WHAT YOU ARE ASKED TO DO
Pictures are excluded. Copy exactly, and only, the lines from the one containing "Write the matplotlib code for this chart." through the one containing "plt.rcParams['mathtext.rm'] = 'Liberation", both ends included.

--------------------------------

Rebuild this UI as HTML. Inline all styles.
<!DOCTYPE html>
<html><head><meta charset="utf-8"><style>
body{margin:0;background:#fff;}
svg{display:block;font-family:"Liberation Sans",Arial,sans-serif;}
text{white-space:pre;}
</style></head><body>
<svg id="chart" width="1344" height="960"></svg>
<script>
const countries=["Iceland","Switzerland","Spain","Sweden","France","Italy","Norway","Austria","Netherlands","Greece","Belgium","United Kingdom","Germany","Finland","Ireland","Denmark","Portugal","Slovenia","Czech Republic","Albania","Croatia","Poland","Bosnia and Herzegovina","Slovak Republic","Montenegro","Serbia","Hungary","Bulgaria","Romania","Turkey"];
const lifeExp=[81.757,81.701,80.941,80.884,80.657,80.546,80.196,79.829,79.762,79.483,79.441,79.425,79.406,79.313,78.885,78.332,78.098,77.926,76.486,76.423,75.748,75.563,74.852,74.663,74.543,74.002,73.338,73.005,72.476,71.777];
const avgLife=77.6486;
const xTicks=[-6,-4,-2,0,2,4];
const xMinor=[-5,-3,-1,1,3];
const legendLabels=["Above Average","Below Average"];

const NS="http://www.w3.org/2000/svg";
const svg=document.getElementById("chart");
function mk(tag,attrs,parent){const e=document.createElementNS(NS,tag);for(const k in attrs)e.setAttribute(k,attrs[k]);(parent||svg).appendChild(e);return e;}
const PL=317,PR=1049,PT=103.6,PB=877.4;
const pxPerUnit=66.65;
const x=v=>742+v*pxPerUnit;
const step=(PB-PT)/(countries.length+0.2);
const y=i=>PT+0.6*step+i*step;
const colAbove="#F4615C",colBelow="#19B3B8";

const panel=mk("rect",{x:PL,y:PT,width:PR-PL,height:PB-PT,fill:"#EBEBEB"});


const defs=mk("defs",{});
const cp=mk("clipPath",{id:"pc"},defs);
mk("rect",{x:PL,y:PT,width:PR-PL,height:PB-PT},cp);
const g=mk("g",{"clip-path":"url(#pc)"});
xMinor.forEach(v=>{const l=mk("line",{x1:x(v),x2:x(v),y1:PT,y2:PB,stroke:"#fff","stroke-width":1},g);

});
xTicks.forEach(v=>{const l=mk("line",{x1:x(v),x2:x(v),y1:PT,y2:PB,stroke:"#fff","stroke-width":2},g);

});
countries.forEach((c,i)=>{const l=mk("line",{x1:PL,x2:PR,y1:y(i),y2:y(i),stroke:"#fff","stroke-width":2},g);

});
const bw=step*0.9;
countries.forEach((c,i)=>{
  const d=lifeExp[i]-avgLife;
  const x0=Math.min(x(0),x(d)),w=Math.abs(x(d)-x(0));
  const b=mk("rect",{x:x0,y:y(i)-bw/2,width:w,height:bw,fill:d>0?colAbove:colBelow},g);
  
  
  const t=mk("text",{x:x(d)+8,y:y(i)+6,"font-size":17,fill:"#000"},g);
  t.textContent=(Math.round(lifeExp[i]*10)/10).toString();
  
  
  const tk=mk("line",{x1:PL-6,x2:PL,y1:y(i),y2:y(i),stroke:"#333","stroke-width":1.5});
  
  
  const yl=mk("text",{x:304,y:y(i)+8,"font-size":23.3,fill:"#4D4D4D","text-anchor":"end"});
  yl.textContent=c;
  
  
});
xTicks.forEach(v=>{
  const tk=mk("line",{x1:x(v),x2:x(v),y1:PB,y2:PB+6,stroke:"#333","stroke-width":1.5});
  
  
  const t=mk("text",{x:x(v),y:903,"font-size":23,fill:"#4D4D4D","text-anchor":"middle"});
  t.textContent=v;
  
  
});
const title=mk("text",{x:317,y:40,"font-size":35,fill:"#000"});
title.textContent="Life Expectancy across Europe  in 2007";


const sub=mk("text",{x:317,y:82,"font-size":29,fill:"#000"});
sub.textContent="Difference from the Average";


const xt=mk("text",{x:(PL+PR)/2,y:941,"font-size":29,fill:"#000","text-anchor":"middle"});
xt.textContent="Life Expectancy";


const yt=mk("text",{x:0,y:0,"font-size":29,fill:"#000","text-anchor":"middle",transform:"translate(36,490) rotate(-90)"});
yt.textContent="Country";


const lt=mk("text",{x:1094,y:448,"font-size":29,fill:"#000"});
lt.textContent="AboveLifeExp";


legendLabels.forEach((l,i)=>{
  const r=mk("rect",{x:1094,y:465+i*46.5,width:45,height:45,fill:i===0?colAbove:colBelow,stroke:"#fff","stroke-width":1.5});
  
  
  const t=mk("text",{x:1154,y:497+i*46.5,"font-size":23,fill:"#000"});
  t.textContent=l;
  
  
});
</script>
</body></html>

--------------------------------

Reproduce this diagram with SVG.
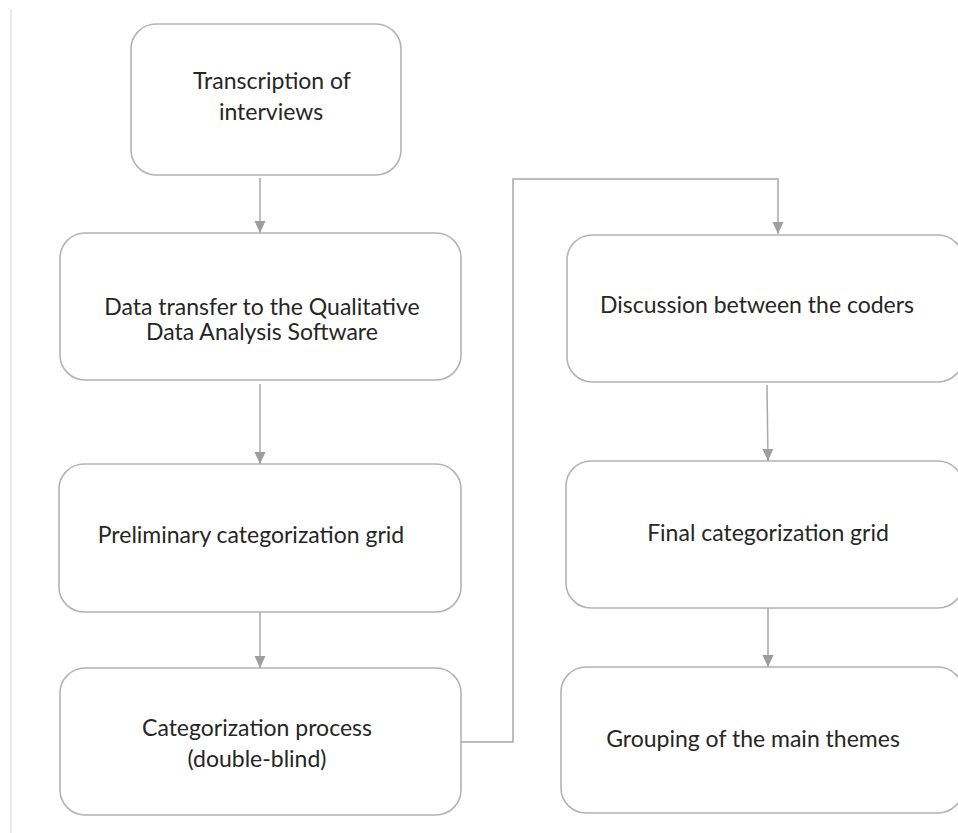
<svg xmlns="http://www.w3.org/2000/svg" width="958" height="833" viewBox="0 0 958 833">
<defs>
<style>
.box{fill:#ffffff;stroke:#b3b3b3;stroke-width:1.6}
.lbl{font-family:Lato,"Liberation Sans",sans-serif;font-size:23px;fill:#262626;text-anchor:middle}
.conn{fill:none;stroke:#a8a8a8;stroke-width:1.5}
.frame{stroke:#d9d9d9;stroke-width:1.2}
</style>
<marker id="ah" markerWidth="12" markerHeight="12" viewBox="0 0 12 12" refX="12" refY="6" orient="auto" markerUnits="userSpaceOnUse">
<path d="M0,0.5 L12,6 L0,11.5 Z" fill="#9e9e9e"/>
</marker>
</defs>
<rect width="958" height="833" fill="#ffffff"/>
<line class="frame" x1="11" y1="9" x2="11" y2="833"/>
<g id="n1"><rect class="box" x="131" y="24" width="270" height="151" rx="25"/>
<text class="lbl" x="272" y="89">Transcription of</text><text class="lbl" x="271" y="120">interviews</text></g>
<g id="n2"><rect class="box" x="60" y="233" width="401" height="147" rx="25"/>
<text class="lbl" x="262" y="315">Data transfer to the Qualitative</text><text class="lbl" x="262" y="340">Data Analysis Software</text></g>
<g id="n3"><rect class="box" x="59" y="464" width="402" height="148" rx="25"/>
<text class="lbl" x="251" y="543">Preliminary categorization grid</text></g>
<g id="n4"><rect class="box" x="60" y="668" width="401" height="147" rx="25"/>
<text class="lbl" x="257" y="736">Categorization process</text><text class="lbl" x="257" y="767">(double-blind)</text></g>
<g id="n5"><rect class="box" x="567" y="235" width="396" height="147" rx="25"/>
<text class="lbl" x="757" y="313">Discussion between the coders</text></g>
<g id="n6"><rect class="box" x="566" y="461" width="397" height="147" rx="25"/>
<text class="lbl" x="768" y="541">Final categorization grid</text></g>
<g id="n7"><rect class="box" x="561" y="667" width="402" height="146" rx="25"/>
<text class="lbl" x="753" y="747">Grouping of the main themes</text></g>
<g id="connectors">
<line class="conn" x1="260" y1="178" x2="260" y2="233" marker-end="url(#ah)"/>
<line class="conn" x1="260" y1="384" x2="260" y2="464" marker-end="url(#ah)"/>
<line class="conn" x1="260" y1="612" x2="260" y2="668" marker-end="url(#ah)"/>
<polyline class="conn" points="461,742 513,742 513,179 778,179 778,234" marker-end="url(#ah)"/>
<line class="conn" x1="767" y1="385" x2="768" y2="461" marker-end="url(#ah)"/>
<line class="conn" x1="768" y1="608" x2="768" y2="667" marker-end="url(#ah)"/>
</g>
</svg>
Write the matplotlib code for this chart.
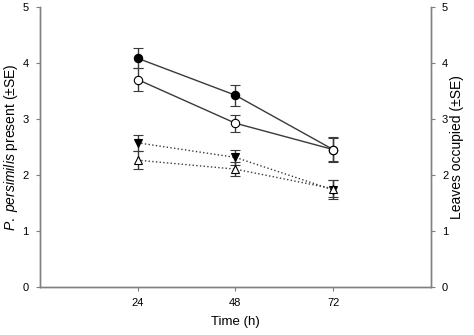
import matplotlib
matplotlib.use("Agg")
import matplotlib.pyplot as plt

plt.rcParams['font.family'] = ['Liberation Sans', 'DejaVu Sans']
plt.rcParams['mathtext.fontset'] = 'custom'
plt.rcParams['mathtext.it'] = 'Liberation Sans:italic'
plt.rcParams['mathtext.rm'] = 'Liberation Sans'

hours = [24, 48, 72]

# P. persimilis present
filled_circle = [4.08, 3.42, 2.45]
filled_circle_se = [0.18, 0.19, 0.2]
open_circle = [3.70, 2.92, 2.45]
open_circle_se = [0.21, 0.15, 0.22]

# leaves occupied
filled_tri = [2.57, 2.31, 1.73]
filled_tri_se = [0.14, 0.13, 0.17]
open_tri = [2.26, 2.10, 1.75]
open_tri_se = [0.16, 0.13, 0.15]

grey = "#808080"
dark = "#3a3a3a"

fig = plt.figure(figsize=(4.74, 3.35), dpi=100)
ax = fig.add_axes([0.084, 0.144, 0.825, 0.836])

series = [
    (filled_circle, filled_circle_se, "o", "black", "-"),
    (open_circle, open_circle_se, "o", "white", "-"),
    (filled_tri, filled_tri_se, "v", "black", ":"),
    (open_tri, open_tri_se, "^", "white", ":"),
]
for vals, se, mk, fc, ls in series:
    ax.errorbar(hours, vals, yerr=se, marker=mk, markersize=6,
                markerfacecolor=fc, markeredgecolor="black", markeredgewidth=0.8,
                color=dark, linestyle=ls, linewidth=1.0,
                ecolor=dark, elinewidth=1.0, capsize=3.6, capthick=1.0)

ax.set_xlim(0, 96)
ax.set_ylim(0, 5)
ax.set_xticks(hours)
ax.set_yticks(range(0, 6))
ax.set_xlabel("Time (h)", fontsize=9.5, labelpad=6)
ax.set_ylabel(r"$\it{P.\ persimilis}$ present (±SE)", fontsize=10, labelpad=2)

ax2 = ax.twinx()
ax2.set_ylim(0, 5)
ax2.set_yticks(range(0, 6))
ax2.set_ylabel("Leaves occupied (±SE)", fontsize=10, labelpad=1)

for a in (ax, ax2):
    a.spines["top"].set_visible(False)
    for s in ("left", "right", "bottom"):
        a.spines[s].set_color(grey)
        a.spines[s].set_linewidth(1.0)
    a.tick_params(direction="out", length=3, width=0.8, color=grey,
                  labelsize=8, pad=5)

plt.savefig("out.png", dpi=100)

--------------------------------

RESULT FOR THIS TASK
Write the matplotlib code for this chart.
import matplotlib
matplotlib.use("Agg")
import matplotlib.pyplot as plt

plt.rcParams['font.family'] = ['Liberation Sans', 'DejaVu Sans']
plt.rcParams['mathtext.fontset'] = 'custom'
plt.rcParams['mathtext.it'] = 'Liberation Sans:italic'
plt.rcParams['mathtext.rm'] = 'Liberation Sans'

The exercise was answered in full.